2. You may resell the object of sale by way of proper business transactions. You assign to us, upon acknowledgement of these General Terms and Conditions of Business (upon entering into the first contract with you) all claims in the sum of the invoice amount (including statutory value added tax) to which you are entitled as a result of the resale to your customers or third-parties, irrespective of whether or not you have processed the object of sale prior to the resale. You remain entitled to collect the claim, including following assignment, and likewise we are authorised to collect the claim. We undertake to waive collecting the claim as long as you honour your payment obligations resulting from the collected revenues, have not a) defaulted in payment and b) in particular have not filed an application for the institution of insolvency proceedings or c) you have discontinued your payments to us.
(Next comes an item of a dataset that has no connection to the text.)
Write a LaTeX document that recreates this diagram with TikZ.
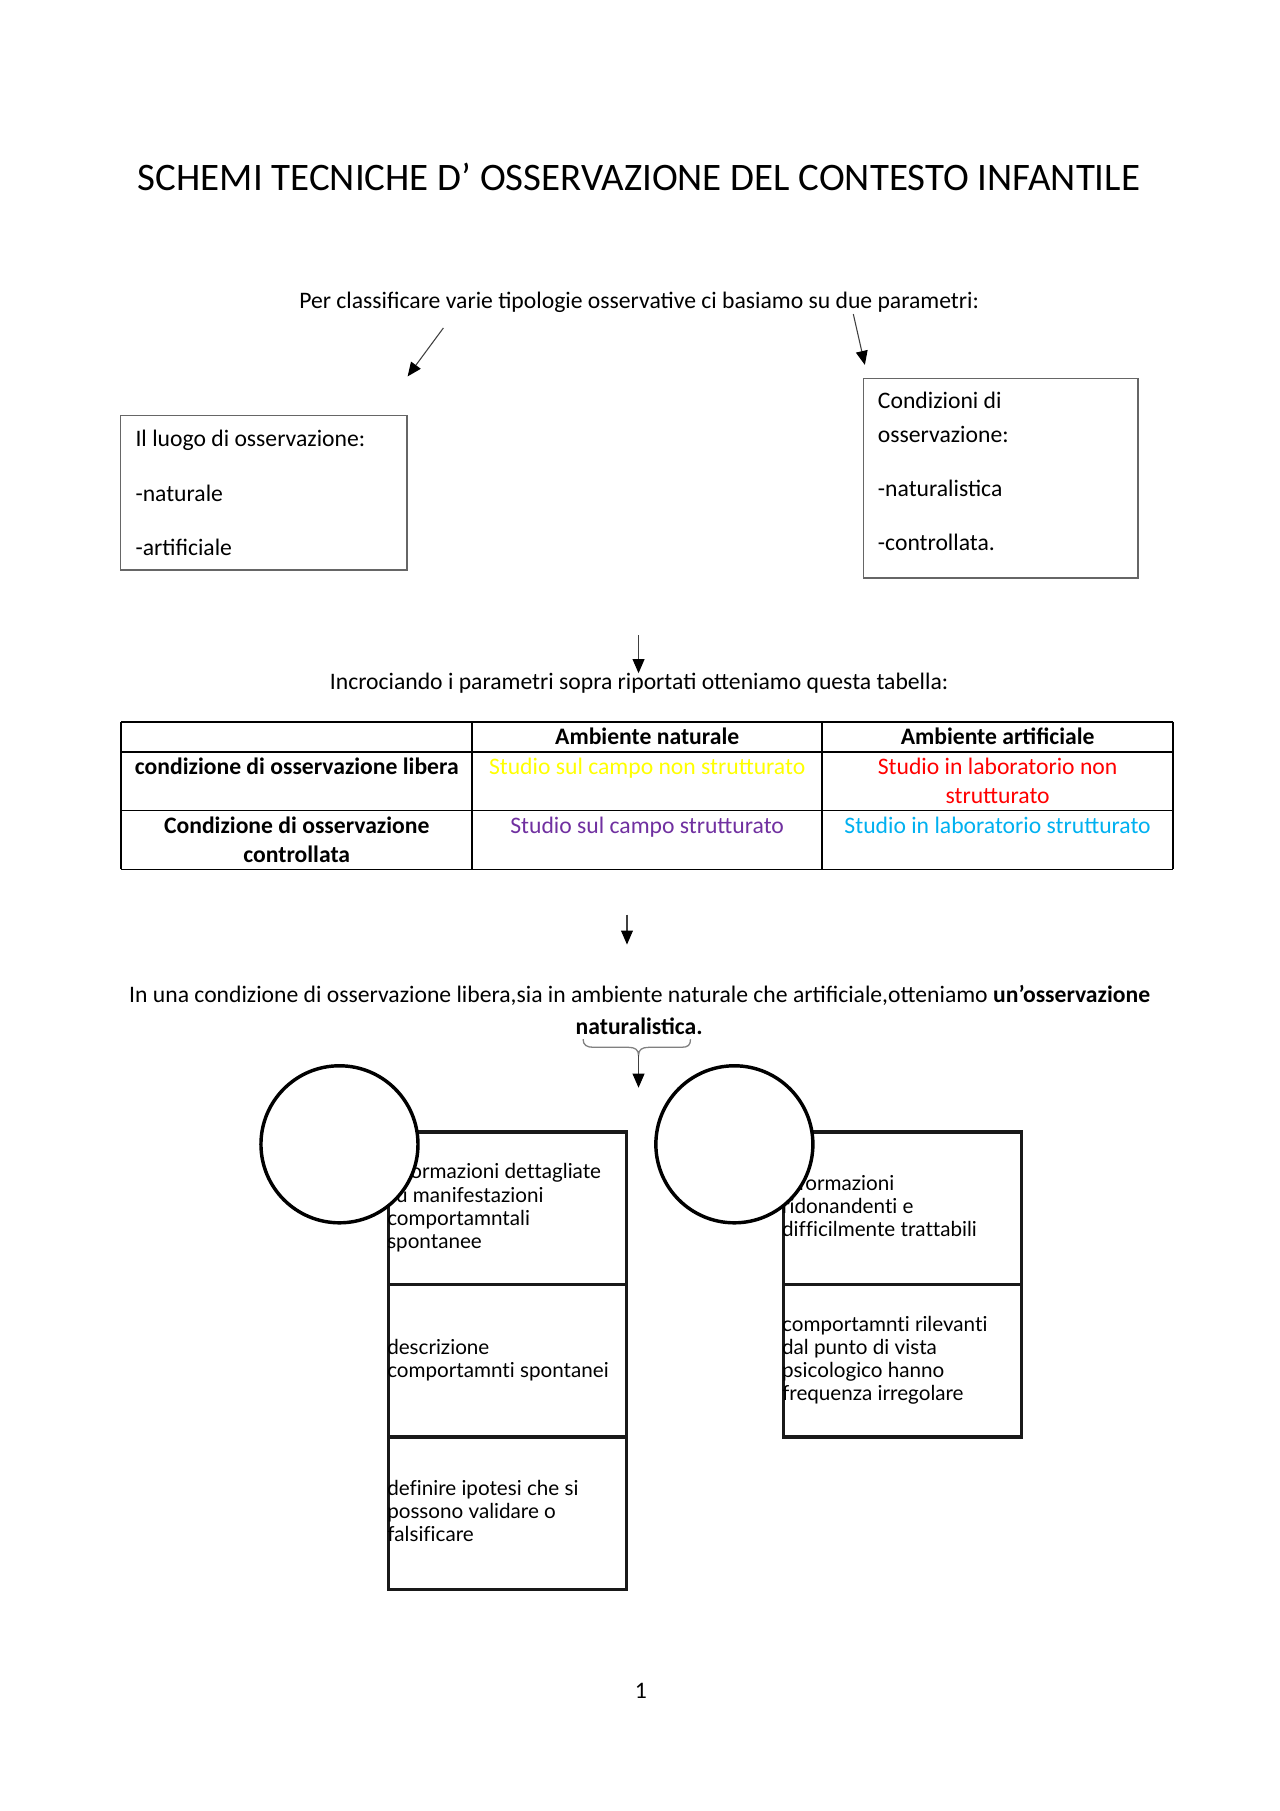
\documentclass[tikz,border=0pt]{standalone}
\usepackage{fontspec}
\setmainfont{Carlito}
\newfontfamily\boxfont{Lato}[Ligatures=NoCommon]
\usetikzlibrary{arrows.meta}
\definecolor{cyel}{HTML}{FFFF00}
\definecolor{cred}{HTML}{FF0000}
\definecolor{cpur}{HTML}{7030A0}
\definecolor{ccya}{HTML}{00B0F0}
\definecolor{bracegray}{HTML}{808080}
\begin{document}
\begin{tikzpicture}[x=0.537pt,y=-0.537pt,
  body/.style={inner sep=0pt, font=\fontsize{11}{13.4}\selectfont},
  bodyc/.style={body, anchor=base},
  multil/.style={body, anchor=base west, text width=#1, align=flush left},
  multic/.style={body, anchor=base, text width=#1, align=flush center},
  small/.style={inner sep=0pt, anchor=base west, text width=130pt, align=flush left, font=\boxfont\fontsize{9.6}{10.74}\selectfont},
  thinbox/.style={draw=black!60, line width=0.6pt, inner sep=0pt, anchor=north west},
  thickbox/.style={draw=black!90, line width=1.6pt, inner sep=0pt, anchor=north west, minimum width=206*0.537pt, minimum height=132*0.537pt},
  ring/.style={draw=black, fill=white, line width=1.6pt, circle, minimum size=136*0.537pt, inner sep=0pt},
  arr/.style={draw=black!75, line width=0.5pt, -{Triangle[length=6.5pt,width=5.5pt,color=black]}},
  tline/.style={draw=black, line width=0.8pt}
]
\useasboundingbox (0,0) rectangle (1108.5,1568.4);

% title
\node[bodyc, font=\fontsize{18.1}{21}\selectfont] (title) at (553.5,165) {SCHEMI TECNICHE D’ OSSERVAZIONE DEL CONTESTO INFANTILE};

\node[bodyc] (intro) at (553.5,267) {Per classificare varie tipologie osservative ci basiamo su due parametri:};

% arrows to the two boxes
\coordinate (a1s) at (384,284);
\coordinate (a1e) at (353,326);
\coordinate (a2s) at (739,272);
\coordinate (a2e) at (749,316);
\draw[arr] (a1s) -- (a1e);
\draw[arr] (a2s) -- (a2e);

% left box
\node[thinbox, minimum width=248*0.537pt, minimum height=134*0.537pt] (luogo) at (104,359) {};
\node[multil=160pt] (luogotxt) at (117,387) {Il luogo di osservazione:\\[11.8pt]-naturale\\[11.8pt]-artificiale};

% right box
\node[thinbox, minimum width=238*0.537pt, minimum height=173*0.537pt] (cond) at (747,327) {};
\node[multil=120pt] (condtxt) at (760,354) {Condizioni di\\[2.2pt]osservazione:\\[11.8pt]-naturalistica\\[11.8pt]-controllata.};

% arrow to table sentence
\coordinate (a3s) at (553,550);
\coordinate (a3e) at (553,583);
\draw[arr] (a3s) -- (a3e);

\node[bodyc] (incro) at (553.5,597) {Incrociando i parametri sopra riportati otteniamo questa tabella:};

% table grid
\draw[tline] (105,625) -- (1016,625);
\draw[tline] (105,651) -- (1016,651);
\draw[tline] (105,702) -- (1016,702);
\draw[tline] (105,753) -- (1016,753);
\draw[tline] (105,625) -- (105,753);
\draw[tline] (409,625) -- (409,753);
\draw[tline] (712,625) -- (712,753);
\draw[tline] (1016,625) -- (1016,753);

\node[bodyc, font=\fontsize{11}{13.4}\bfseries] (h2) at (560.5,645) {Ambiente naturale};
\node[bodyc, font=\fontsize{11}{13.4}\bfseries] (h3) at (864,645) {Ambiente artificiale};
\node[bodyc, font=\fontsize{11}{13.4}\bfseries] (r1) at (257,671) {condizione di osservazione libera};
\node[multic=160pt, font=\fontsize{11}{13.4}\bfseries] (r2) at (257,722) {Condizione di osservazione\\controllata};
\node[bodyc, text=cyel] (c11) at (560.5,671) {Studio sul campo non strutturato};
\node[multic=160pt, text=cred] (c12) at (864,671) {Studio in laboratorio non\\strutturato};
\node[bodyc, text=cpur] (c21) at (560.5,722) {Studio sul campo strutturato};
\node[bodyc, text=ccya] (c22) at (864,722) {Studio in laboratorio strutturato};

% arrow under table
\coordinate (a4s) at (543,792);
\coordinate (a4e) at (543,818);
\draw[arr] (a4s) -- (a4e);

\node[bodyc] (concl) at (554,868) {In una condizione di osservazione libera,sia in ambiente naturale che artificiale,otteniamo \textbf{un’osservazione}};
\node[bodyc, font=\fontsize{11}{13.4}\bfseries] (natur) at (553.5,896) {naturalistica.};

% brace
\coordinate (btip) at (553,914);
\draw[bracegray, line width=0.6pt] (505,900) .. controls (505,905) and (508,907) .. (514,907) -- (544,907) .. controls (550,907) and (553,909) .. (btip) .. controls (553,909) and (556,907) .. (562,907) -- (590,907) .. controls (596,907) and (598,905) .. (598,900);
\coordinate (a5e) at (553,942);
\draw[arr] (btip) -- (a5e);

% left column boxes
\node[thickbox] (lb1) at (335,979) {};
\node[thickbox] (lb2) at (335,1111) {};
\node[thickbox] (lb3) at (335,1243) {};
\node[small] (lt1) at (335,1021) {informazioni dettagliate\\su manifestazioni\\comportamntali\\spontanee};
\node[small] (lt2) at (335,1173) {descrizione\\comportamnti spontanei};
\node[small] (lt3) at (335,1295) {definire ipotesi che si\\possono validare o\\falsificare};

% right column boxes
\node[thickbox] (rb1) at (677,979) {};
\node[thickbox] (rb2) at (677,1111) {};
\node[small] (rt1) at (677,1031) {informazioni\\ridonandenti e\\difficilmente trattabili};
\node[small] (rt2) at (677,1153) {comportamnti rilevanti\\dal punto di vista\\psicologico hanno\\frequenza irregolare};

% circles on top
\node[ring] (lc) at (294,991) {};
\node[ring] (rc) at (636,991) {};

% page number
\node[bodyc] (pg) at (555,1471) {1};
\end{tikzpicture}
\end{document}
In the event of cases a) to c) you undertake to do everything to enable us to collect the claims, in particular to disclose the debtors and claims, provide all other details required for the collection, surrender to us the necessary documents, and inform the debtors of the assignment.

§10 Final provisions
1. Insofar as you are a merchant within the meaning of HGB, a legal entity under public law or special federal assets, and insofar as you do not have a general place of jurisdiction in Germany or after the contract is entered into you relocate your registered office abroad, cologne is deemed the place of jurisdiction for all disputes that may result between you and us from the business relationship unless mandatory provisions apply regarding an exclusive place of jurisdiction.
2. The relations between us and our customers are exclusively subject to the Law of the Federal Republic of Germany. The United Nations Convention on Contracts for the International Sale of Goods dated 11 April 1980 (CISG) does not apply.
3. In the event that individual provisions of these General Terms and Conditions of Business are or become invalid, this shall not affect the validity of the other provisions.